Professional designers would be better served by an ultraportable featuring a dedicated graphics card, such as the Sony VAIO VPCZ11Z9E/B.
Although performance is limited, the low-voltage Intel Pentium processor has had a great impact on the VAIO VPCY's battery life. We managed to get 428 minutes of life from just a single charge, which beats most other ultraportables we've seen lately and is fantastic for a laptop.
Only the Asus UL20A has it truly beaten, with a mammoth 557 minutes of productivity away from the mains.
If portability is a serious priority and your budget is limited, then the Sony VAIO VPCY is a worthy choice. However, the Asus UL20A is a shade cheaper as well as having better battery life, and almost identical in weight.
On the other hand, if you want a bit more power and can afford a more expensive machine than the VAIO VPCY, there are plenty of ultraportable laptops that deliver.
The aforementioned Sony VAIO VPCZ11Z9E/B packs in an Intel Core i7 processor, 6144MB of DDR3 memory and a dedicated Nvidia graphics card, yet is just 1.4kg and still manages a respectable 285 minutes of battery life.
Fujitsu's Lifebook P770 is another great option and about a grand cheaper than the Sony VAIO VPCZ11Z9E/B. A low-voltage Intel Core i7 processor is still powerful enough for games and intensive multi-tasking, while the 1.5kg weight and 427 minutes of battery life make it effortlessly portable.
Sony VAIO VPC-Y21S1E/SI: Conclusion
The Sony VAIO VPCY21S1E/SI is Sony's attempt to make an affordable ultraportable, with all the benefits of a netbook - such as slim dimensions and a long-lasting battery - but with a higher specification also.
Unfortunately, while there's a lot to like about the VAIO VPCY, a flawed design and subdued performance greatly reduce its desirability.
The plastic chassis is reasonably solid in most areas, and looks sleek thanks to an attractive metallic finish.
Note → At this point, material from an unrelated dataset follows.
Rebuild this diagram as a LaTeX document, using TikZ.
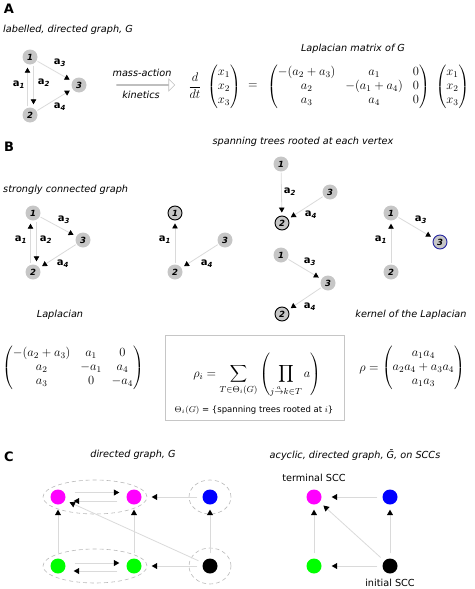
\RequirePackage{fix-cm}
\documentclass[tikz,border=0pt]{standalone}
\usepackage{amsmath}
\usepackage{fontspec}
\setmainfont{DejaVu Sans}
\usetikzlibrary{arrows.meta,shapes.geometric,shapes.arrows}
\definecolor{vgray}{HTML}{C6C6C6}
\definecolor{egray}{HTML}{DADADA}
\definecolor{navy}{HTML}{2424A0}
\definecolor{sccmag}{HTML}{FF00FF}
\definecolor{sccblue}{HTML}{0000FF}
\definecolor{sccgreen}{HTML}{00FF00}
\newcommand{\elab}[1]{\textbf{a}\textsubscript{\textbf{\textit{#1}}}}
\tikzset{
  vtx/.style={circle, fill=vgray, minimum size=15pt, inner sep=0pt, font=\fontsize{8.5}{9}\selectfont\bfseries\itshape},
  rootk/.style={vtx, draw=black, line width=0.9pt, minimum size=14pt},
  rootb/.style={vtx, draw=navy, line width=0.9pt, minimum size=14pt},
  edge/.style={draw=egray, line width=0.8pt, -{Triangle[length=5pt,width=5.5pt,color=black]}, shorten >=3pt, shorten <=1pt},
  captxt/.style={font=\fontsize{9.7}{11}\selectfont\itshape, inner sep=0pt},
  plaintxt/.style={font=\fontsize{9.7}{11}\selectfont, inner sep=0pt},
  elabel/.style={font=\fontsize{10}{11}\selectfont, inner sep=0pt},
  panel/.style={font=\fontsize{13}{14}\selectfont\bfseries, inner sep=0pt},
  mathtxt/.style={font=\fontsize{12.5}{14}\selectfont, inner sep=0pt},
  sccv/.style={circle, minimum size=15pt, inner sep=0pt},
  sccbox/.style={ellipse, draw=gray!55, dash pattern=on 4pt off 3pt, line width=0.6pt, inner sep=0pt, minimum height=34pt},
  cedge/.style={draw=egray, line width=0.8pt, -{Triangle[length=5.5pt,width=6pt,color=black]}, shorten >=5pt, shorten <=5pt},
}
\begin{document}
\begin{tikzpicture}[x=1pt,y=-1pt]
\useasboundingbox (0,0) rectangle (474,589);

% ---------------- Panel A ----------------
\node[panel] (pA) at (9,9) {A};
\node[captxt, anchor=west] (tA) at (3,30) {labelled, directed graph, G};
\node[vtx] (a1) at (30,57) {1};
\node[vtx] (a2) at (30,115) {2};
\node[vtx] (a3) at (79,85) {3};
\draw[edge] ([xshift=-2.5pt]a2.north) -- ([xshift=-2.5pt]a1.south);
\draw[edge] ([xshift=3.5pt]a1.south) -- ([xshift=3.5pt]a2.north);
\draw[edge] (a1) -- (a3);
\draw[edge] (a2) -- (a3);
\node[elabel] (la1) at (19,85) {\elab{1}};
\node[elabel] (la2) at (44,83) {\elab{2}};
\node[elabel] (la3) at (60,63) {\elab{3}};
\node[elabel] (la4) at (60,107) {\elab{4}};

\node[captxt] (tmass) at (142,73) {mass-action};
\node[captxt] (tkin) at (141,95) {kinetics};
\node[single arrow, draw=gray!50, fill=white, line width=0.6pt, minimum height=58pt, minimum width=12pt, single arrow head extend=3.5pt, inner sep=0pt] (marrow) at (145.5,85) {};

\node[captxt] (tLapA) at (353,49) {Laplacian matrix of G};
\node[mathtxt] (ddt) at (195,86) {$\displaystyle\frac{d}{dt}$};
\node[mathtxt] (xvecL) at (224,87) {$\begin{pmatrix} x_1\\ x_2\\ x_3\end{pmatrix}$};
\node[mathtxt] (eqA) at (253,86) {$=$};
\node[mathtxt] (LmatA) at (348.5,87) {$\begin{pmatrix} -(a_2+a_3) & a_1 & 0\\ a_2 & -(a_1+a_4) & 0\\ a_3 & a_4 & 0\end{pmatrix}$};
\node[mathtxt] (xvecR) at (452.5,87) {$\begin{pmatrix} x_1\\ x_2\\ x_3\end{pmatrix}$};

% ---------------- Panel B ----------------
\node[panel] (pB) at (9,147) {B};
\node[captxt] (tSpan) at (303,142) {spanning trees rooted at each vertex};
\node[captxt, anchor=west] (tStr) at (3,190) {strongly connected graph};

% strongly connected graph
\node[vtx] (b1) at (33,213) {1};
\node[vtx] (b2) at (33,272) {2};
\node[vtx] (b3) at (83,240) {3};
\draw[edge] ([xshift=-2.5pt]b2.north) -- ([xshift=-2.5pt]b1.south);
\draw[edge] ([xshift=3.5pt]b1.south) -- ([xshift=3.5pt]b2.north);
\draw[edge] (b1) -- (b3);
\draw[edge] (b3) -- (b2);
\node[elabel] (lb1) at (21,240) {\elab{1}};
\node[elabel] (lb2) at (46,240) {\elab{2}};
\node[elabel] (lb3) at (64,220) {\elab{3}};
\node[elabel] (lb4) at (63,264) {\elab{4}};

% tree rooted at 1
\node[rootk] (r1) at (175,213) {1};
\node[vtx] (r2) at (175,272) {2};
\node[vtx] (r3) at (225,240) {3};
\draw[edge] (r2) -- (r1);
\draw[edge] (r3) -- (r2);
\node[elabel] (lr1) at (165,240) {\elab{1}};
\node[elabel] (lr4) at (207,264) {\elab{4}};

% tree rooted at 2 (top)
\node[vtx] (t1) at (281,164) {1};
\node[vtx] (t3) at (330,192) {3};
\node[rootk] (t2) at (282,223) {2};
\draw[edge] (t1) -- (t2);
\draw[edge] (t3) -- (t2);
\node[elabel] (lt2) at (290,192) {\elab{2}};
\node[elabel] (lt4) at (311,215) {\elab{4}};

% tree rooted at 2 (bottom)
\node[vtx] (u1) at (281,255) {1};
\node[vtx] (u3) at (328,283) {3};
\node[rootk] (u2) at (282,314) {2};
\draw[edge] (u1) -- (u3);
\draw[edge] (u3) -- (u2);
\node[elabel] (lu3) at (310,262) {\elab{3}};
\node[elabel] (lu4) at (310,307) {\elab{4}};

% tree rooted at 3
\node[vtx] (v1) at (391,213) {1};
\node[vtx] (v2) at (391,272) {2};
\node[rootb] (v3) at (440,242) {3};
\draw[edge] (v2) -- (v1);
\draw[edge] (v1) -- (v3);
\node[elabel] (lv1) at (381,240) {\elab{1}};
\node[elabel] (lv3) at (421,220) {\elab{3}};

% Laplacian, formula, kernel
\node[captxt] (tLapB) at (60,315) {Laplacian};
\node[captxt] (tKer) at (411,315) {kernel of the Laplacian};
\node[mathtxt] (LmatB) at (73,368) {$\begin{pmatrix} -(a_2+a_3) & a_1 & 0\\ a_2 & -a_1 & a_4\\ a_3 & 0 & -a_4\end{pmatrix}$};
\node[draw=gray!45, line width=0.7pt, minimum width=179pt, minimum height=85pt, inner sep=0pt] (fbox) at (254.5,377.5) {};
\node[mathtxt] (rhoi) at (257,375) {$\displaystyle \rho_i = \sum_{T\in\Theta_i(G)} \left(\prod_{j\overset{a}{\to}k\in T} a\right)$};
\node[font=\fontsize{8.5}{10}\selectfont, inner sep=0pt] (thetadef) at (254,410) {$\Theta_i(G)$ = \{spanning trees rooted at $i$\}};
\node[mathtxt] (kern) at (412,368) {$\rho = \begin{pmatrix} a_1a_4\\ a_2a_4+a_3a_4\\ a_1a_3\end{pmatrix}$};

% ---------------- Panel C ----------------
\node[panel] (pC) at (9,457) {C};
\node[captxt] (tC1) at (133,455) {directed graph, G};
\node[captxt] (tC2) at (355,455) {acyclic, directed graph, \={G}, on SCCs};

\node[sccbox, minimum width=104pt] (em) at (95,497) {};
\node[sccbox, minimum width=42pt] (eb) at (210,497) {};
\node[sccbox, minimum width=104pt] (eg) at (95,566) {};
\node[sccbox, minimum width=42pt, minimum height=36pt] (ek) at (210,566) {};

\node[sccv, fill=sccmag] (cm1) at (58,497) {};
\node[sccv, fill=sccmag] (cm2) at (134,497) {};
\node[sccv, fill=sccblue] (cb) at (210,497) {};
\node[sccv, fill=sccgreen] (cg1) at (58,566) {};
\node[sccv, fill=sccgreen] (cg2) at (134,566) {};
\node[sccv, fill=black] (ck) at (210,566) {};

\draw[cedge, shorten <=9pt, shorten >=7pt] ([yshift=4.5pt]cm1.east) -- ([yshift=4.5pt]cm2.west);
\draw[cedge, shorten <=9pt, shorten >=8pt] ([yshift=-4pt]cm2.west) -- ([yshift=-4pt]cm1.east);
\draw[cedge, shorten <=9pt, shorten >=7pt] ([yshift=3pt]cg1.east) -- ([yshift=3pt]cg2.west);
\draw[cedge, shorten <=9pt, shorten >=8pt] ([yshift=-5pt]cg2.west) -- ([yshift=-5pt]cg1.east);
\draw[cedge, shorten >=10pt] (cb) -- (cm2);
\draw[cedge, shorten >=10pt] (ck) -- (cg2);
\draw[cedge] (cg1) -- (cm1);
\draw[cedge] (cg2) -- (cm2);
\draw[cedge] (ck) -- (cb);
\draw[cedge] (ck) -- (cm1);

\node[plaintxt] (tterm) at (314,478) {terminal SCC};
\node[plaintxt] (tinit) at (390,583) {initial SCC};
\node[sccv, fill=sccmag] (sm) at (314,497) {};
\node[sccv, fill=sccblue] (sb) at (390,497) {};
\node[sccv, fill=sccgreen] (sg) at (314,566) {};
\node[sccv, fill=black] (sk) at (390,566) {};
\draw[cedge, shorten >=10pt] (sb) -- (sm);
\draw[cedge, shorten >=10pt] (sk) -- (sg);
\draw[cedge] (sg) -- (sm);
\draw[cedge] (sk) -- (sb);
\draw[cedge] (sk) -- (sm);
\end{tikzpicture}
\end{document}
A slim and compact build, with a weight of just 1.7kg and thickness of 30mm, is perfect for slipping into bags for the daily commute.
The VAIO VPCY easily beats most modern netbooks in terms of performance, with office applications running smoothly at all times. Battery life smashes most other laptops too, with 428 minutes of productivity from a single charge.
Movie fans will love the VAIO VPCY's sharp and bright 13.3-inch display, with a widescreen aspect ratio perfect for watching the latest Hollywood blockbusters.
The VAIO VPCY is also a highly usable little machine, with a solid isolation-style keyboard and Sony's usual helpful shortcut buttons giving easy access to your media and system backup tools.
Although the VAIO VPCY is light, thin and reasonably solid, the lid exhibits a worrying amount of flex in the centre. A hefty blow could easily damage the screen.
The 320GB of storage is limiting for anyone with a large media collection, and the lack of a DVD drive means you'll need to invest in an external drive or simply do without.
Finally, that low-voltage Intel Pentium processor and the basic integrated graphics card means that the VAIO VPCY's performance is highly restricted. Games and professional design packages don't stand a chance, and anyone requiring more power will have to up their budget.
We were impressed by the portability of Sony's new Y Series laptop, and it's refreshing to see an ultraportable at such an affordable price. However, the flawed build quality and subdued performance are real turn-offs, and make this a difficult laptop to recommend.
If power isn't a priority, the VAIO VPCY is worth considering alongside the excellent Asus UL20A. However, if your budget can stretch to it, we highly recommend the Fujitsu Lifebook P770 or Sony VAIO VPCZ11Z9E/B, which pack a lot more power into a similarly light and compact chassis.